**Short problem**
Write out the material exactly, without any of its pictures.
— START OF Data provided —
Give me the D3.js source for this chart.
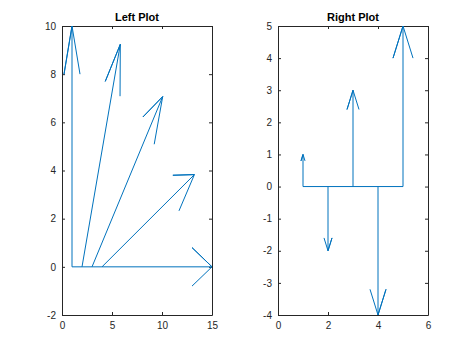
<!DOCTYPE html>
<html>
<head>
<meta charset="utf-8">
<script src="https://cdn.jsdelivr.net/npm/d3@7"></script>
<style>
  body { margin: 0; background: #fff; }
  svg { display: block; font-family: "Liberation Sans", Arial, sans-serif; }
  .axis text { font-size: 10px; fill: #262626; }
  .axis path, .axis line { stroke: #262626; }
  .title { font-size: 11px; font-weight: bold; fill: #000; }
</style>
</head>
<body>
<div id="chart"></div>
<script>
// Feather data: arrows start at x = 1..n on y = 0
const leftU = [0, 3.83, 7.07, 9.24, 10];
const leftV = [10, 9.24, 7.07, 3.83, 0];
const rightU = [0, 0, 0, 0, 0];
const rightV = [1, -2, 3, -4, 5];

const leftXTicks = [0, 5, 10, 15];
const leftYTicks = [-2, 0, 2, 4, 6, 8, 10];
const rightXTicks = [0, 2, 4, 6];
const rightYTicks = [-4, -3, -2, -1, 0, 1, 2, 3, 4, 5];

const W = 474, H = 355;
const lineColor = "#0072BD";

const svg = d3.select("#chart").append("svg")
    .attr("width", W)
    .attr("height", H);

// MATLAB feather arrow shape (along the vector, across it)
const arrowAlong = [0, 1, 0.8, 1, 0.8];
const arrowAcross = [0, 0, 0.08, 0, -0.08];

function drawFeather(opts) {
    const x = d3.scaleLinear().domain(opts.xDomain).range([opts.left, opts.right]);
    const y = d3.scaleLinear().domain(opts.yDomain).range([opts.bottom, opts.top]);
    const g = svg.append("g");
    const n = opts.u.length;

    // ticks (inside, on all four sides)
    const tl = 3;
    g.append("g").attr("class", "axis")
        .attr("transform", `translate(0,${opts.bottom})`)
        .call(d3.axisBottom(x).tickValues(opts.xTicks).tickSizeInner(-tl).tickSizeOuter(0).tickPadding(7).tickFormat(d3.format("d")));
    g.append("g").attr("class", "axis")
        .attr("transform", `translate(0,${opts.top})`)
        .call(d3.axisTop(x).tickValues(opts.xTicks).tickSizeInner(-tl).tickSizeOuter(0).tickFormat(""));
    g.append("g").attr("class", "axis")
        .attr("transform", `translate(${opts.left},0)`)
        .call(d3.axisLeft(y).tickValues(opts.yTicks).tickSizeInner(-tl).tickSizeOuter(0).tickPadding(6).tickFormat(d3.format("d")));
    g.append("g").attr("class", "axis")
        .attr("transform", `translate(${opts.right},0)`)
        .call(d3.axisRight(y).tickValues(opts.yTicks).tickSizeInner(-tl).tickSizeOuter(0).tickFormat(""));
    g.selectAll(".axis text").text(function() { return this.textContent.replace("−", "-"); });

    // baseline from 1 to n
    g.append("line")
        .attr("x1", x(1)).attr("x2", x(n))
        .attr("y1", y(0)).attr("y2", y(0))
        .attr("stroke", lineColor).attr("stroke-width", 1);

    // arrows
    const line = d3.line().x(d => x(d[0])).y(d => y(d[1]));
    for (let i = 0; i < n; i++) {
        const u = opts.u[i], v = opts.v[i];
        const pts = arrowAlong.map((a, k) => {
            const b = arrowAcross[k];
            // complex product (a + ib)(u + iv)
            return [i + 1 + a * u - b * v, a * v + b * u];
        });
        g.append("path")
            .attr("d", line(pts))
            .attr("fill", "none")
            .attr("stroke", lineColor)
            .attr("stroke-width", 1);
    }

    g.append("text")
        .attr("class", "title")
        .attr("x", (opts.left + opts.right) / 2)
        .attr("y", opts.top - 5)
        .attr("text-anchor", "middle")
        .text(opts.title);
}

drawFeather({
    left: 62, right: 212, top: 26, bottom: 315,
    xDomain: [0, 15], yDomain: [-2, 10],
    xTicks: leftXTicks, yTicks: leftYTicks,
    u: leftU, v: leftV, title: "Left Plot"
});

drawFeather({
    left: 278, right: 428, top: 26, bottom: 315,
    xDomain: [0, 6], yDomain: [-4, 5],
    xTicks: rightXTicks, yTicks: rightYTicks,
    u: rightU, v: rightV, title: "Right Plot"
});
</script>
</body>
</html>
— END OF Data provided —
**Problem solution**
Give me the D3.js source for this chart.
<!DOCTYPE html>
<html>
<head>
<meta charset="utf-8">
<script src="https://cdn.jsdelivr.net/npm/d3@7"></script>
<style>
  body { margin: 0; background: #fff; }
  svg { display: block; font-family: "Liberation Sans", Arial, sans-serif; }
  .axis text { font-size: 10px; fill: #262626; }
  .axis path, .axis line { stroke: #262626; }
  .title { font-size: 11px; font-weight: bold; fill: #000; }
</style>
</head>
<body>
<div id="chart"></div>
<script>
// Feather data: arrows start at x = 1..n on y = 0
const leftU = [0, 3.83, 7.07, 9.24, 10];
const leftV = [10, 9.24, 7.07, 3.83, 0];
const rightU = [0, 0, 0, 0, 0];
const rightV = [1, -2, 3, -4, 5];

const leftXTicks = [0, 5, 10, 15];
const leftYTicks = [-2, 0, 2, 4, 6, 8, 10];
const rightXTicks = [0, 2, 4, 6];
const rightYTicks = [-4, -3, -2, -1, 0, 1, 2, 3, 4, 5];

const W = 474, H = 355;
const lineColor = "#0072BD";

const svg = d3.select("#chart").append("svg")
    .attr("width", W)
    .attr("height", H);

// MATLAB feather arrow shape (along the vector, across it)
const arrowAlong = [0, 1, 0.8, 1, 0.8];
const arrowAcross = [0, 0, 0.08, 0, -0.08];

function drawFeather(opts) {
    const x = d3.scaleLinear().domain(opts.xDomain).range([opts.left, opts.right]);
    const y = d3.scaleLinear().domain(opts.yDomain).range([opts.bottom, opts.top]);
    const g = svg.append("g");
    const n = opts.u.length;

    // ticks (inside, on all four sides)
    const tl = 3;
    g.append("g").attr("class", "axis")
        .attr("transform", `translate(0,${opts.bottom})`)
        .call(d3.axisBottom(x).tickValues(opts.xTicks).tickSizeInner(-tl).tickSizeOuter(0).tickPadding(7).tickFormat(d3.format("d")));
    g.append("g").attr("class", "axis")
        .attr("transform", `translate(0,${opts.top})`)
        .call(d3.axisTop(x).tickValues(opts.xTicks).tickSizeInner(-tl).tickSizeOuter(0).tickFormat(""));
    g.append("g").attr("class", "axis")
        .attr("transform", `translate(${opts.left},0)`)
        .call(d3.axisLeft(y).tickValues(opts.yTicks).tickSizeInner(-tl).tickSizeOuter(0).tickPadding(6).tickFormat(d3.format("d")));
    g.append("g").attr("class", "axis")
        .attr("transform", `translate(${opts.right},0)`)
        .call(d3.axisRight(y).tickValues(opts.yTicks).tickSizeInner(-tl).tickSizeOuter(0).tickFormat(""));
    g.selectAll(".axis text").text(function() { return this.textContent.replace("−", "-"); });

    // baseline from 1 to n
    g.append("line")
        .attr("x1", x(1)).attr("x2", x(n))
        .attr("y1", y(0)).attr("y2", y(0))
        .attr("stroke", lineColor).attr("stroke-width", 1);

    // arrows
    const line = d3.line().x(d => x(d[0])).y(d => y(d[1]));
    for (let i = 0; i < n; i++) {
        const u = opts.u[i], v = opts.v[i];
        const pts = arrowAlong.map((a, k) => {
            const b = arrowAcross[k];
            // complex product (a + ib)(u + iv)
            return [i + 1 + a * u - b * v, a * v + b * u];
        });
        g.append("path")
            .attr("d", line(pts))
            .attr("fill", "none")
            .attr("stroke", lineColor)
            .attr("stroke-width", 1);
    }

    g.append("text")
        .attr("class", "title")
        .attr("x", (opts.left + opts.right) / 2)
        .attr("y", opts.top - 5)
        .attr("text-anchor", "middle")
        .text(opts.title);
}

drawFeather({
    left: 62, right: 212, top: 26, bottom: 315,
    xDomain: [0, 15], yDomain: [-2, 10],
    xTicks: leftXTicks, yTicks: leftYTicks,
    u: leftU, v: leftV, title: "Left Plot"
});

drawFeather({
    left: 278, right: 428, top: 26, bottom: 315,
    xDomain: [0, 6], yDomain: [-4, 5],
    xTicks: rightXTicks, yTicks: rightYTicks,
    u: rightU, v: rightV, title: "Right Plot"
});
</script>
</body>
</html>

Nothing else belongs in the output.